4. **Check for L'Hopital's Rule:** Time to check this new fraction!
As $x \rightarrow 0^{+}$, the top part ($\ln(4x+1)$) goes to $\ln(1) = 0$.
As $x \rightarrow 0^{+}$, the bottom part ($\tan x$) goes to $\tan(0) = 0$.
Yes! This is a $\frac{0}{0}$ form, so L'Hopital's Rule can be used here!

5. **Apply L'Hopital's Rule:** This rule says that if you have a $\frac{0}{0}$ or $\frac{\infty}{\infty}$ limit, you can take the derivative of the top part and the derivative of the bottom part separately, and then take the limit of that new fraction.
* Derivative of the top part, $\frac{d}{dx}(\ln(4x+1))$: Using the chain rule, this is $\frac{1}{4x+1} \cdot 4 = \frac{4}{4x+1}$.
* Derivative of the bottom part, $\frac{d}{dx}(\tan x)$: This is $\sec^2 x$.
So, now I needed to find the limit of this new fraction:
$\ln L = \lim _{x \rightarrow 0^{+}} \frac{\frac{4}{4x+1}}{\sec^2 x}$
Now, I just plug in $x=0$:
$\frac{\frac{4}{4(0)+1}}{\sec^2(0)} = \frac{\frac{4}{1}}{1^2} = \frac{4}{1} = 4$.
So, we found that $\ln L = 4$.

6. **Find the final answer L:** Since we know $\ln L = 4$, to find $L$, we just use the inverse of the natural logarithm, which is $e$ to the power of something.

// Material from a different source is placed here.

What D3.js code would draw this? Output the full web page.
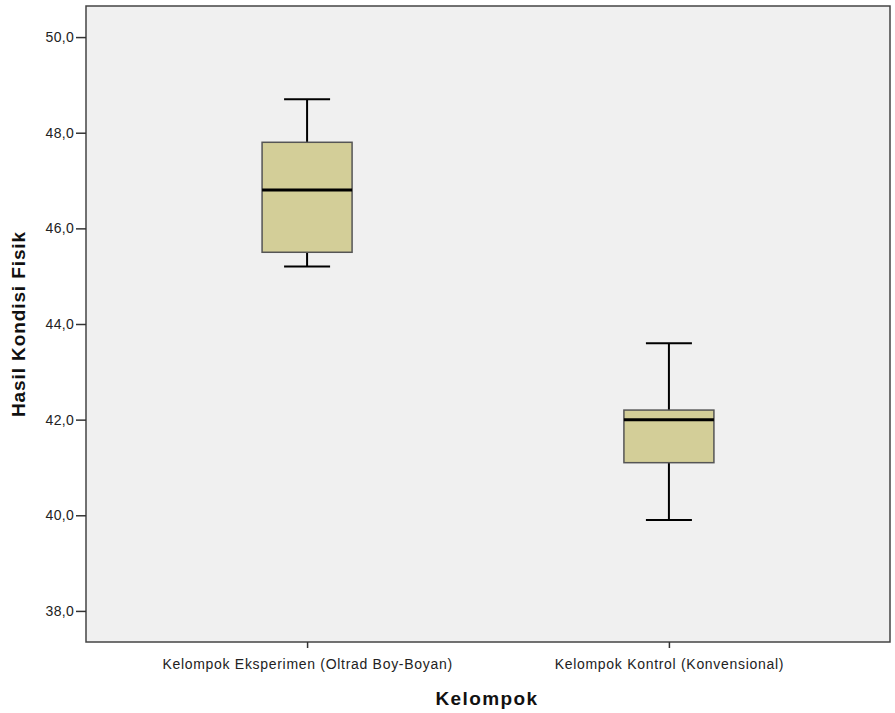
<!DOCTYPE html>
<html><head><meta charset="utf-8">
<script src="https://cdn.jsdelivr.net/npm/d3@7"></script>
<style>body{margin:0;background:#fff;font-family:"Liberation Sans",Arial,sans-serif;}</style>
</head><body><svg id="c" width="895" height="713"></svg>
<script>
const categories = ["Kelompok Eksperimen (Oltrad Boy-Boyan)", "Kelompok Kontrol (Konvensional)"];
const whiskerLow = [45.2, 39.9];
const q1 = [45.5, 41.1];
const median = [46.8, 42.0];
const q3 = [47.8, 42.2];
const whiskerHigh = [48.7, 43.6];
const yTicks = [38, 40, 42, 44, 46, 48, 50];

const svg = d3.select("#c");
const L = 86, R = 890, T = 6, B = 642;
const y = d3.scaleLinear().domain([37.35, 50.65]).range([B, T]);
const x = d3.scalePoint().domain(categories).range([L, R]).padding(0.611);
const boxW = 90, capW = 46;
const FF = "Liberation Sans, Arial, sans-serif";

svg.append("rect").attr("x", L).attr("y", T).attr("width", R - L).attr("height", B - T)
  .attr("fill", "#f0f0f0").attr("stroke", "#444").attr("stroke-width", 1.5);

const fmt = d => d.toFixed(1).replace(".", ",");
const yAxis = svg.append("g").attr("transform", `translate(${L},0)`)
  .call(d3.axisLeft(y).tickValues(yTicks).tickFormat(fmt).tickSize(10).tickPadding(2));
yAxis.select(".domain").remove();
yAxis.selectAll(".tick line").attr("stroke", "#333").attr("stroke-width", 1.5);
yAxis.selectAll(".tick text").attr("fill", "#222").style("font-size", "14px").style("letter-spacing", "0.3px").style("font-family", FF);

const xAxis = svg.append("g").attr("transform", `translate(0,${B})`)
  .call(d3.axisBottom(x).tickSize(6).tickPadding(11));
xAxis.select(".domain").remove();
xAxis.selectAll(".tick line").attr("stroke", "#333").attr("stroke-width", 1.5);
xAxis.selectAll(".tick text").attr("fill", "#222").style("font-size", "14px").style("letter-spacing", "0.7px").style("font-family", FF);

const data = categories.map((c, i) => ({c, lo: whiskerLow[i], q1: q1[i], med: median[i], q3: q3[i], hi: whiskerHigh[i]}));
const g = svg.append("g").selectAll("g").data(data).join("g");
g.append("line").attr("x1", d => x(d.c)).attr("x2", d => x(d.c)).attr("y1", d => y(d.lo)).attr("y2", d => y(d.hi))
  .attr("stroke", "#000").attr("stroke-width", 2);
g.append("line").attr("x1", d => x(d.c) - capW / 2).attr("x2", d => x(d.c) + capW / 2).attr("y1", d => y(d.hi)).attr("y2", d => y(d.hi))
  .attr("stroke", "#000").attr("stroke-width", 2);
g.append("line").attr("x1", d => x(d.c) - capW / 2).attr("x2", d => x(d.c) + capW / 2).attr("y1", d => y(d.lo)).attr("y2", d => y(d.lo))
  .attr("stroke", "#000").attr("stroke-width", 2);
g.append("rect").attr("x", d => x(d.c) - boxW / 2).attr("width", boxW)
  .attr("y", d => y(d.q3)).attr("height", d => y(d.q1) - y(d.q3))
  .attr("fill", "#d3ce98").attr("stroke", "#555").attr("stroke-width", 1.5);
g.append("line").attr("x1", d => x(d.c) - boxW / 2).attr("x2", d => x(d.c) + boxW / 2).attr("y1", d => y(d.med)).attr("y2", d => y(d.med))
  .attr("stroke", "#000").attr("stroke-width", 3);

svg.append("text").attr("x", (L + R) / 2 - 1).attr("y", 705).attr("text-anchor", "middle")
  .style("font-size", "19px").style("font-weight", "bold").style("letter-spacing", "1.4px").style("font-family", FF)
  .attr("fill", "#111").text("Kelompok");
svg.append("text").attr("transform", `translate(25,${(T + B) / 2}) rotate(-90)`).attr("text-anchor", "middle")
  .style("font-size", "19px").style("font-weight", "bold").style("letter-spacing", "0.9px").style("font-family", FF)
  .attr("fill", "#111").text("Hasil Kondisi Fisik");
</script></body></html>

So, $L = e^4$.

(A little extra note: Even though L'Hopital's Rule works perfectly, sometimes for the $\frac{0}{0}$ part, you can also use other "elementary" limits like $\lim_{u \to 0} \frac{\ln(1+u)}{u} = 1$ and $\lim_{x \to 0} \frac{\tan x}{x} = 1$. But L'Hopital's is a powerful tool and works great here!)